Service Innovation in Heritage and Tourism
Client/Collaborator: Devon Museums
We were initially commissioned to develop new heritage services and increase users for twelve museums in Devon.
A key issue for museums continuing to diversify and prosper in the 21st century, is lack of engagement with younger people. Redfront observed and reviewed current provision for young people and helped re-design services in twelve museums, developing new services to expand their user base, attracting and involving large groups of young people in the process.
We ran action research and ideas generation workshops with museum volunteers and young people, and found the biggest barriers to engagement were attitudinal (on both sides), capacity, and lack of awareness. To tackle these issues we assigned youth ambassadors to each museum and supported them to co-create innovative projects with each of their museums, additionally building sustainable links with local communities
We tried out different ways museums could increase and expand audiences, improve efficiency of resources and communication, build capacity through increasing the volunteer base, improve skills in new media technology and innovate services.
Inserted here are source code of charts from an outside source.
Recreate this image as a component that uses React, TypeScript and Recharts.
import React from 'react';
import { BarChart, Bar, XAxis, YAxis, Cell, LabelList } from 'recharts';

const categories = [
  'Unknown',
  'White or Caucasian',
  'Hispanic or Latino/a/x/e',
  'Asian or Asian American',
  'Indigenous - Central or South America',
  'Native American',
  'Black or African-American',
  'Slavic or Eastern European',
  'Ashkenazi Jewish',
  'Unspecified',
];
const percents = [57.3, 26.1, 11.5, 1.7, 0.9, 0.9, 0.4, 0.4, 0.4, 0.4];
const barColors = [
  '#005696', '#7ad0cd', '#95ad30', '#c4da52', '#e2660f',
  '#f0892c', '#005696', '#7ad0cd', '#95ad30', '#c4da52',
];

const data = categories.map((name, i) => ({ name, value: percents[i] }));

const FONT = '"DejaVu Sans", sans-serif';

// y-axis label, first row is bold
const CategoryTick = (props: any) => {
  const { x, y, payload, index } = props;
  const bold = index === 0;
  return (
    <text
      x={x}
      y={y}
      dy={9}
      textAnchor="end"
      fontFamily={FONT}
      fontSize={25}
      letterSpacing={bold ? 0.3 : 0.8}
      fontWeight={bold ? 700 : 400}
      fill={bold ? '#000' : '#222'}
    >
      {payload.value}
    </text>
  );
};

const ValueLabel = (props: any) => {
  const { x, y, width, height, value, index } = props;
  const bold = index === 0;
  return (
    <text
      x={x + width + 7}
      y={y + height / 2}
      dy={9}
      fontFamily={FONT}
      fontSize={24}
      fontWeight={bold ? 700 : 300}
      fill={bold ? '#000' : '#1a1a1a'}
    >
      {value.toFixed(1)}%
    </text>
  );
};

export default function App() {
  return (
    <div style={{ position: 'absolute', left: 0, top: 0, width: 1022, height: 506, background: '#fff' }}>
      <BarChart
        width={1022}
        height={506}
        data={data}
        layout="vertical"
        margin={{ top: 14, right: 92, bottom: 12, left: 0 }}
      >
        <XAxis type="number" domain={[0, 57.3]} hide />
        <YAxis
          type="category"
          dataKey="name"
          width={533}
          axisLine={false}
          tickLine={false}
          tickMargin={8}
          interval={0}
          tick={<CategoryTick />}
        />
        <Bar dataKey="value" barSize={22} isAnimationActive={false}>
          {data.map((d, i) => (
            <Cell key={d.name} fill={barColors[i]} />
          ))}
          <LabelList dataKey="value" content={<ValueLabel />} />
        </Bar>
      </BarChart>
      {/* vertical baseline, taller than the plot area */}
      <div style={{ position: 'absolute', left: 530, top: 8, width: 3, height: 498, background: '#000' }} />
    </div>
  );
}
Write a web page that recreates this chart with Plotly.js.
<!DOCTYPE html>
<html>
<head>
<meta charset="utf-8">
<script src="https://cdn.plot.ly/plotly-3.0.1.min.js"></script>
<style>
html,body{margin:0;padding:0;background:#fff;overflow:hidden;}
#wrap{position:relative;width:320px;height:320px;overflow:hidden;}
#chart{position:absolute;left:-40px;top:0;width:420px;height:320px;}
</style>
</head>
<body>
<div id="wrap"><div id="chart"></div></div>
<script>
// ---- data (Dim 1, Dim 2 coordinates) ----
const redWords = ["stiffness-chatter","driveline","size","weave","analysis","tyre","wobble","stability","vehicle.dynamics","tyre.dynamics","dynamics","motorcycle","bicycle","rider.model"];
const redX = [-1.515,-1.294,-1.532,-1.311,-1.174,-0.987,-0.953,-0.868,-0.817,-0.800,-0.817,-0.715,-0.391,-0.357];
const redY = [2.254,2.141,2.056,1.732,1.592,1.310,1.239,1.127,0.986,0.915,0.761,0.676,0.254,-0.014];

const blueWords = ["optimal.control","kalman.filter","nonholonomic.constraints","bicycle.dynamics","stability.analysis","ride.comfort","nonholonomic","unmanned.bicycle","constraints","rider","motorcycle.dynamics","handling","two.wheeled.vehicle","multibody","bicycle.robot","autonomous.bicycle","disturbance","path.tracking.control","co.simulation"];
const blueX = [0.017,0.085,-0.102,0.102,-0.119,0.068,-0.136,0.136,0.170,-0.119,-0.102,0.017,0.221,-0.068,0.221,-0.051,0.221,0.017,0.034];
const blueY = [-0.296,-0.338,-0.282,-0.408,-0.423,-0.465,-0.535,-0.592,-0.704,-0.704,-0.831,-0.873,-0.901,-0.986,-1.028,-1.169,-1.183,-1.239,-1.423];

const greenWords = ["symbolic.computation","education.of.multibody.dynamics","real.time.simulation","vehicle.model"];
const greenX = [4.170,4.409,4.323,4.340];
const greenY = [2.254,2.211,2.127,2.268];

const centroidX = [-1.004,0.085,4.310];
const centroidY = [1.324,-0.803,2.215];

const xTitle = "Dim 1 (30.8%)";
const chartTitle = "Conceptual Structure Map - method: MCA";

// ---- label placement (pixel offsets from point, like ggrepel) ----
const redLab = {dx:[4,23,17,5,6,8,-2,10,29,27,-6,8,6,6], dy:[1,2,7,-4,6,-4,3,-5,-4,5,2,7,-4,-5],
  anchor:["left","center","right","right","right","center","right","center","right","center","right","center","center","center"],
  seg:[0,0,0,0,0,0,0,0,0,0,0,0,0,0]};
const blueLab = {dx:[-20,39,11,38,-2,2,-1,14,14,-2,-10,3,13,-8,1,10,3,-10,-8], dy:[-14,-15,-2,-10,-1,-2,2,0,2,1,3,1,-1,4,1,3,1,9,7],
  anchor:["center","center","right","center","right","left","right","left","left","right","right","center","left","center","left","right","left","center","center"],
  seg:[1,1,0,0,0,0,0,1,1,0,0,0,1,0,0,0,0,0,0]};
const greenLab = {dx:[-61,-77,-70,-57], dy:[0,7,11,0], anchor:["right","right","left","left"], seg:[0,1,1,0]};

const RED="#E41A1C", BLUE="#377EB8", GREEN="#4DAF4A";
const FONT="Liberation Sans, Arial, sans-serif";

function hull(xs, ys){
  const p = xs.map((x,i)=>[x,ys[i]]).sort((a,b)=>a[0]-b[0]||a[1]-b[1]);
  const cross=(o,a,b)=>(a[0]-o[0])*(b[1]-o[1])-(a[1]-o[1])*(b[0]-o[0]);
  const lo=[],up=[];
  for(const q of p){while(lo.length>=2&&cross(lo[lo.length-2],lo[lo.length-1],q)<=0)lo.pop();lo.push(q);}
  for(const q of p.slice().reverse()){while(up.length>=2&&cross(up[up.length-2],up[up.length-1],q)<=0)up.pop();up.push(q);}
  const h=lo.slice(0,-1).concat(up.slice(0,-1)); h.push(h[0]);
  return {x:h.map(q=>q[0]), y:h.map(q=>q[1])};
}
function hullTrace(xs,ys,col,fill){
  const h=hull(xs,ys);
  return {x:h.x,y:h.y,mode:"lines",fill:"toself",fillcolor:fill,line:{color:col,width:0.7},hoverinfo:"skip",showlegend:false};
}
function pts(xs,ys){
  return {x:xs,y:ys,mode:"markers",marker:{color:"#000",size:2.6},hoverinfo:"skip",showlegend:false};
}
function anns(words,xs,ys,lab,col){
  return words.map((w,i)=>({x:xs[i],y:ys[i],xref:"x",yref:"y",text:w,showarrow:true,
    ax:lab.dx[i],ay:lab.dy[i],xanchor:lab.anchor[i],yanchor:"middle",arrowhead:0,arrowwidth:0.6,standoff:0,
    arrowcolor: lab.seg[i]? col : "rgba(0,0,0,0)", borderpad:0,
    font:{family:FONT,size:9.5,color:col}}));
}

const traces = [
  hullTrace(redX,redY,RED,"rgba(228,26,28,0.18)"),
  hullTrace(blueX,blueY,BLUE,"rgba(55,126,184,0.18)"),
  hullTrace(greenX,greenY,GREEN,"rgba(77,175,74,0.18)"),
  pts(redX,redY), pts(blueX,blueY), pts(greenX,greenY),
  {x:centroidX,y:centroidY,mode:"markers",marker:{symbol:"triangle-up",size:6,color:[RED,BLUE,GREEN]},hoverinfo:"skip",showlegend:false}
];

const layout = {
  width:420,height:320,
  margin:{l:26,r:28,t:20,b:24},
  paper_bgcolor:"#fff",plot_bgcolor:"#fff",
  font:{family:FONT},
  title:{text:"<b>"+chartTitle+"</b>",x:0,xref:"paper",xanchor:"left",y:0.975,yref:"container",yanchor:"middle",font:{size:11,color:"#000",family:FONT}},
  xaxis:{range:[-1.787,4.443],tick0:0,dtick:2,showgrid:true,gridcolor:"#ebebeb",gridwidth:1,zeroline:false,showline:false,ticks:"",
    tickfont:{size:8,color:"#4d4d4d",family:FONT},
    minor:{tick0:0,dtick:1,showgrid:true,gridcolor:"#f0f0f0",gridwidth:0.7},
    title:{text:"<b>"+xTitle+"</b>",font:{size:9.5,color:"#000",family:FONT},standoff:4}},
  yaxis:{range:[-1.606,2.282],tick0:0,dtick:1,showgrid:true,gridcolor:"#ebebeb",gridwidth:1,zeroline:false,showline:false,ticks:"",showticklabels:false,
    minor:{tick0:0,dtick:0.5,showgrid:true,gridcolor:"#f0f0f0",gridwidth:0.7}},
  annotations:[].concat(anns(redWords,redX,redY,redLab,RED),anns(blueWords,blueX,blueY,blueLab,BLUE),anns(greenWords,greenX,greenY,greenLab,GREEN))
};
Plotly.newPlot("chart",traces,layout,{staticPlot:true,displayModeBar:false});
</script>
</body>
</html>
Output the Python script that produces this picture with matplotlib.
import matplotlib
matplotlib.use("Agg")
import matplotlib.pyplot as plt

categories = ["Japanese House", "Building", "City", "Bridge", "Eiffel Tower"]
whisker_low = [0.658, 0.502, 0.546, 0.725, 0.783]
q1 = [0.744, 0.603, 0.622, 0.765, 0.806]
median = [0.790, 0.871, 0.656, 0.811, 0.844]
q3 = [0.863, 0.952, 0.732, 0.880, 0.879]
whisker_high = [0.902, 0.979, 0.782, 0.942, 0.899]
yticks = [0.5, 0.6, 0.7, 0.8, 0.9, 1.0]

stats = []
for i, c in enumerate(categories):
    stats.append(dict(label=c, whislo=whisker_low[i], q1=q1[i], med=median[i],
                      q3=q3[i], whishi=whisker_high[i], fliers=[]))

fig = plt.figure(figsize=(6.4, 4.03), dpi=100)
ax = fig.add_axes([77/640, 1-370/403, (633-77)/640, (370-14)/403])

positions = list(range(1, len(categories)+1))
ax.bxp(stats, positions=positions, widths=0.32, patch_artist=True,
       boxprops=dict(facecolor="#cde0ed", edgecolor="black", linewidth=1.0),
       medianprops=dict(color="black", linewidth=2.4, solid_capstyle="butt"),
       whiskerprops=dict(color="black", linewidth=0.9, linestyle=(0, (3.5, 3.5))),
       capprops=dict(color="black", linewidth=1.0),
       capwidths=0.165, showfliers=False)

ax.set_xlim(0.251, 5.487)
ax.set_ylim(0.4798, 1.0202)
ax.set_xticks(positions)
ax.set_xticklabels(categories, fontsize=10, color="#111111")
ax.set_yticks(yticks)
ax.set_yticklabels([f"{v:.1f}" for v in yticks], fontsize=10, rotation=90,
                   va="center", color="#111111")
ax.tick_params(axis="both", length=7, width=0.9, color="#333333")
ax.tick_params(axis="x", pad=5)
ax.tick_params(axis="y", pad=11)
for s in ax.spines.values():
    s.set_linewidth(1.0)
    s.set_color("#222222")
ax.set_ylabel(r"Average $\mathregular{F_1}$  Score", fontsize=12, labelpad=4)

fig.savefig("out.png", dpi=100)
We involved young people at every stage in project design, delivery, and impact analysis.
The project has led to increased audiences, partnerships, funding and sponsorship opportunities for museums involved. The museums have also benefited from skills development in communications and new media, and most importantly experienced a fundamental shift in service innovation.
Key experiences have been channeled into two multimedia toolkits, disseminated nationally in the youth sector and museum sector.